Why is the government giving big oil billions of dollars instead of investing in quality of life for Canadian seniors?

Parliament of Canada Act February 1st, 2012

Madam Speaker, I will try to be brief. Thank you for the opportunity to speak to Bill C-306, introduced by my hon. colleague from Pontiac, which has to do with respecting voters' choices when it comes to political affiliation. I am delighted to debate this here in the House. I have been talking about this with my constituents for several weeks now. Many things have happened, at both the provincial and federal levels. Quebec has seen many political floor crossings in the past few weeks.

I have been asked many questions on the matter. People were very worried. They wanted to know what became of their choice, why members were not respecting democracy and why they were betraying the people who had elected them. Many of my colleagues talked about this here today. A few comments struck me as particularly interesting, especially comments about those who criticize the NDP's bill.

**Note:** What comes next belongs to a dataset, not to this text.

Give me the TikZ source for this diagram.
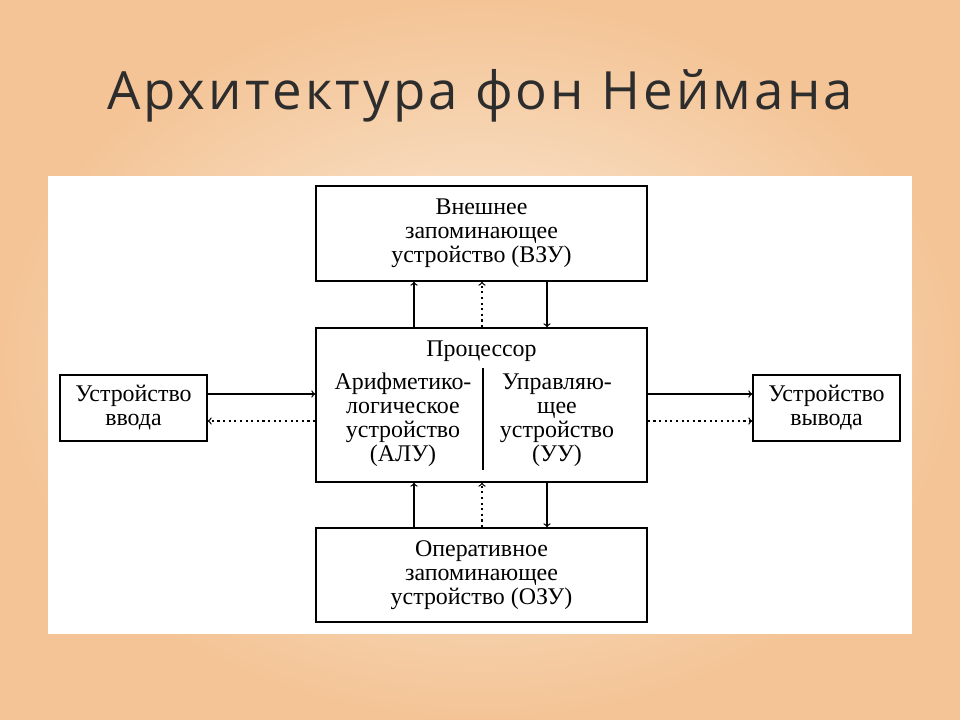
\documentclass[tikz,border=0pt]{standalone}
\usepackage{fontspec}
\setmainfont{Liberation Serif}
\newfontfamily\titlefont[LetterSpace=6]{Open Sans}
\usetikzlibrary{arrows,positioning,shapes}
\definecolor{peach}{RGB}{244,196,150}
\definecolor{peachlight}{RGB}{250,238,222}
\begin{document}
\begin{tikzpicture}[x=0.025cm,y=-0.025cm,>=to,thin]
\tikzstyle{every node}=[font=\fontsize{17}{17}\selectfont]
\tikzstyle{block}=[shape=rectangle,draw,line width=1.1pt,text=black,align=center,inner sep=0pt]
\tikzstyle{solidarr}=[->,line width=0.9pt]
\tikzstyle{dotarr}=[->,line width=0.9pt,dash pattern=on 1.5pt off 2.5pt]

% background
\shade[inner color=peachlight,outer color=peach] (0,0) rectangle (960,720);
\useasboundingbox (0,0) rectangle (960,720);
\fill[white] (48,176) rectangle (912,634);
\node (title) at (480,96) {\titlefont\fontsize{37.5}{40}\selectfont\color[RGB]{45,45,45}Архитектура фон Неймана};

\node[block,minimum width=331*0.025cm,minimum height=95*0.025cm] (VZU) at (481.5,233.5) {Внешнее\\запоминающее\\устройство (ВЗУ)};
\node[block,minimum width=331*0.025cm,minimum height=154*0.025cm] (CPU) at (481.5,405) {};
\node[block,minimum width=331*0.025cm,minimum height=94*0.025cm] (OZU) at (481.5,575) {Оперативное\\запоминающее\\устройство (ОЗУ)};
\node[block,minimum width=147*0.025cm,minimum height=66*0.025cm] (IN) at (133.5,408) {Устройство\\ввода};
\node[block,minimum width=147*0.025cm,minimum height=66*0.025cm] (OUT) at (826.5,408) {Устройство\\вывода};

\node (cpuname) at (481.5,351) {Процессор};
\node (ALU) at (403,420) [align=center] {Арифметико-\\логическое\\устройство\\(АЛУ)};
\node (CU) at (557,420) [align=center] {Управляю-\\щее\\устройство\\(УУ)};
\draw[line width=0.9pt] (483,368) -- (483,470);

\path
(CPU.north -| 414,0) edge[solidarr] (VZU.south -| 414,0)
(CPU.north -| 482,0) edge[dotarr] (VZU.south -| 482,0)
(VZU.south -| 547,0) edge[solidarr] (CPU.north -| 547,0)
(OZU.north -| 414,0) edge[solidarr] (CPU.south -| 414,0)
(OZU.north -| 482,0) edge[dotarr] (CPU.south -| 482,0)
(CPU.south -| 547,0) edge[solidarr] (OZU.north -| 547,0)
(IN.east |- 0,394) edge[solidarr] (CPU.west |- 0,394)
(CPU.west |- 0,421) edge[dotarr] (IN.east |- 0,421)
(CPU.east |- 0,394) edge[solidarr] (OUT.west |- 0,394)
(CPU.east |- 0,421) edge[dotarr] (OUT.west |- 0,421);
\end{tikzpicture}
\end{document}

We have heard a great deal about the fact that, in Canada, we vote for an individual. That is true. Our political system means that, in an election, we vote for the next person to represent us. But if we ask our voters, most of them do not necessarily vote for the person, but rather for ideas, a party, a platform. My colleague from Rimouski-Neigette—Témiscouata—Les Basques just said that only 12% of voters vote for the individual, and not for all the other reasons that influence how people vote. Unfortunately, I find this argument a little weak. It is sad to think our electorate is being disrespected in that regard.

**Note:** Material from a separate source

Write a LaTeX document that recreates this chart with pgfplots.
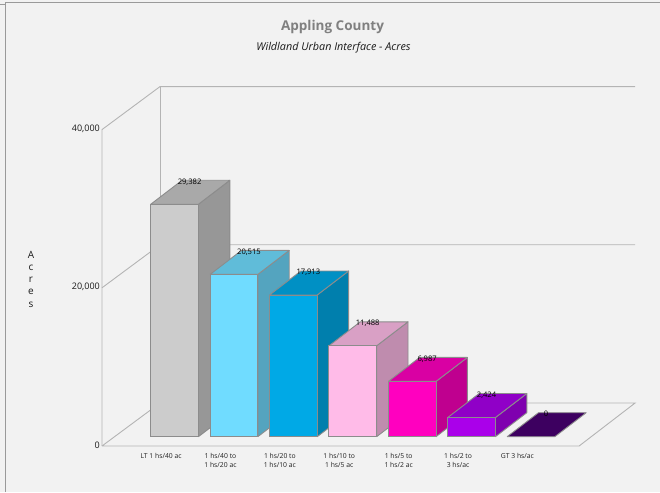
\documentclass[border=0pt]{standalone}
\usepackage{fontspec}
\setmainfont{Open Sans}
\usepackage{pgfplots}
\pgfplotsset{compat=1.18}

\definecolor{panel}{HTML}{F2F2F2}
\definecolor{wall}{HTML}{B4B4B4}
\definecolor{frame}{HTML}{9A9A9A}
\definecolor{edge}{HTML}{8C8C8C}
\definecolor{titlegray}{HTML}{808080}

% Face colours per category: front, top, side
\definecolor{lowF}{HTML}{CCCCCC}\definecolor{lowT}{HTML}{A9A9A9}\definecolor{lowS}{HTML}{979797}
\definecolor{skyF}{HTML}{70DCFF}\definecolor{skyT}{HTML}{60BCD9}\definecolor{skyS}{HTML}{54A4BF}
\definecolor{bluF}{HTML}{00A9E6}\definecolor{bluT}{HTML}{0090C4}\definecolor{bluS}{HTML}{007FAD}
\definecolor{pnkF}{HTML}{FFBBE8}\definecolor{pnkT}{HTML}{D9A0C5}\definecolor{pnkS}{HTML}{BF8CAE}
\definecolor{magF}{HTML}{FF00BF}\definecolor{magT}{HTML}{D900A3}\definecolor{magS}{HTML}{BF008F}
\definecolor{purF}{HTML}{AA00EA}\definecolor{purT}{HTML}{9000C7}\definecolor{purS}{HTML}{7F00AF}
\definecolor{drkT}{HTML}{3D0060}

% Depth of a bar in axis units, half its width, and the lift of its base above the floor edge
\newcommand{\halfw}{0.4015}
\newcommand{\depthx}{0.5286}
\newcommand{\depthy}{3034}
\newcommand{\baselift}{9.3pt}

% One extruded bar: category position, value, colour prefix
\newcommand{\extrudedbar}[3]{%
  \edef\xa{\fpeval{#1-\halfw}}%
  \edef\xb{\fpeval{#1+\halfw}}%
  \edef\xc{\fpeval{#1+\halfw+\depthx}}%
  \edef\xd{\fpeval{#1-\halfw+\depthx}}%
  \edef\yt{\fpeval{#2+\depthy}}%
  \addplot[draw=edge, line width=0.9pt, fill=#3S, yshift=\baselift, line join=round]
    coordinates {(\xb,0) (\xb,#2) (\xc,\yt) (\xc,\depthy) (\xb,0)};
  \addplot[draw=edge, line width=0.9pt, fill=#3T, yshift=\baselift, line join=round]
    coordinates {(\xa,#2) (\xb,#2) (\xc,\yt) (\xd,\yt) (\xa,#2)};
  \addplot[draw=edge, line width=0.9pt, fill=#3F, yshift=\baselift, line join=round]
    coordinates {(\xa,0) (\xb,0) (\xb,#2) (\xa,#2) (\xa,0)};
}

\begin{document}
\begin{tikzpicture}
\useasboundingbox (0,0) rectangle (660pt,492pt);
\fill[panel] (0,0) rectangle (660pt,492pt);
\begin{axis}[
  at={(0,0)}, anchor=south west,
  scale only axis, width=660pt, height=492pt,
  xmin=-2.9386, xmax=8.1725,
  ymin=-5815, ymax=56384,
  clip=false,
  axis line style={draw=none},
  tick style={draw=none},
  xtick={0,1,2,3,4,5,6},
  xticklabels={LT 1 hs/40 ac, {1 hs/40 to\\1 hs/20 ac}, {1 hs/20 to\\1 hs/10 ac},
    {1 hs/10 to\\1 hs/5 ac}, {1 hs/5 to\\1 hs/2 ac}, {1 hs/2 to\\3 hs/ac}, GT 3 hs/ac},
  xticklabel style={font=\fontsize{6.8}{9}\selectfont, align=center, anchor=north,
    text=black!88, xshift=-13.5pt, yshift=42.5pt},
  ytick={0,20000,40000},
  scaled y ticks=false,
  yticklabel style={font=\fontsize{9}{10}\selectfont, anchor=east, xshift=100pt, yshift=1.2pt,
    text=black!90, inner sep=0pt, /pgf/number format/assume math mode=true,
    /pgf/number format/fixed, /pgf/number format/1000 sep={,}},
  ylabel={A\\[1.7pt]c\\[1.7pt]r\\[1.7pt]e\\[1.7pt]s},
  ylabel style={rotate=-90, at={(axis description cs:0.047,0.4325)}, anchor=center,
    align=center, font=\fontsize{10}{10.5}\selectfont, text=black!90},
]
% Floor and the two walls
\addplot[draw=wall, line width=0.9pt] coordinates
  {(-1.2214,0) (6.8106,0) (7.7533,5436) (-0.2451,5436) (-1.2214,0)};
\addplot[draw=wall, line width=0.9pt] coordinates
  {(-1.2214,0) (-1.2214,40000) (-0.2451,45436) (7.7533,45436)};
\addplot[draw=wall, line width=0.9pt] coordinates
  {(-1.2214,20000) (-0.2451,25436) (7.7533,25436)};
\addplot[draw=wall, line width=0.9pt] coordinates
  {(-0.2451,5436) (-0.2451,45436)};

% Bars in category order
\extrudedbar{0}{29382}{low}
\extrudedbar{1}{20515}{sky}
\extrudedbar{2}{17913}{blu}
\extrudedbar{3}{11488}{pnk}
\extrudedbar{4}{6987}{mag}
\extrudedbar{5}{2424}{pur}
% The empty category has a top face only
\addplot[draw=edge, line width=0.9pt, fill=drkT, yshift=\baselift, line join=round]
  coordinates {(5.5985,0) (6.4015,0) (6.9301,3034) (6.1271,3034) (5.5985,0)};

% Value labels sitting on the rear edge of each bar top
\addplot[draw=none, mark=none, point meta=explicit symbolic,
  nodes near coords,
  every node near coord/.append style={anchor=center, xshift=15pt, yshift=31.8pt,
    font=\fontsize{7.6}{8}\selectfont, text=black, inner sep=0pt}]
  table[x=x, y=y, meta=label, col sep=space] {
  x y label
  0 29382 29,382
  1 20515 20,515
  2 17913 17,913
  3 11488 11,488
  4 6987 6,987
  5 2424 2,424
  6 0 0
};

\node[font=\fontsize{13.5}{15}\bfseries\selectfont, text=titlegray]
  at (axis description cs:0.5038,0.9460) {Appling County};
\node[font=\fontsize{10.8}{12}\itshape\selectfont, text=black!90]
  at (axis description cs:0.5053,0.9040) {Wildland Urban Interface - Acres};
\end{axis}
% Outer panel border
\draw[frame, line width=1pt] (5.5pt,0) -- (5.5pt,489.5pt) -- (660pt,489.5pt);
\draw[frame, line width=1pt] (0,487pt) -- (5.5pt,487pt);
\end{tikzpicture}
\end{document}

Someone also talked about a member's freedom of expression. I would be very careful addressing that point. Do members not have a moral obligation towards the people who elected them? When one changes parties, there is a breach of trust. My hon. colleague from Pontiac is suggesting that when members no longer agree with the ideas of their party, they can sit as independents. If they definitely want to join another party, a byelection must be held. This shows basic respect for the people's freedom of expression. Besides, members are not above the rights of others. They must respect the rights of their constituents.

Pooled Registered Pension Plans Act January 31st, 2012

Mr. Speaker, I thank my hon. colleague for his magnificent speech. It was very interesting.

He ended his speech by talking about some of the advantages of the Canada pension plan and the Quebec pension plan, and the benefits of investing in such plans. He did not have time to speak further about this. I would like to hear more about this matter. It seems very interesting.

Citizenship and Immigration December 14th, 2011

Mr. Speaker, if nothing is done by tomorrow, a man in my riding, Jean-Bernard Devilmé, will be deported to Haiti. Mr. Devilmé has been living in Canada for 25 years. He works as a carpenter and contributes to society.

Although he committed some offences in the past, his record has been clean since 2007. What is more, many community agencies agree that this man, a father of four, must stay in the country.

I discussed this situation yesterday with the Minister of Public Safety. My question is simple: what does he intend to do to help Mr. Devilmé and his family?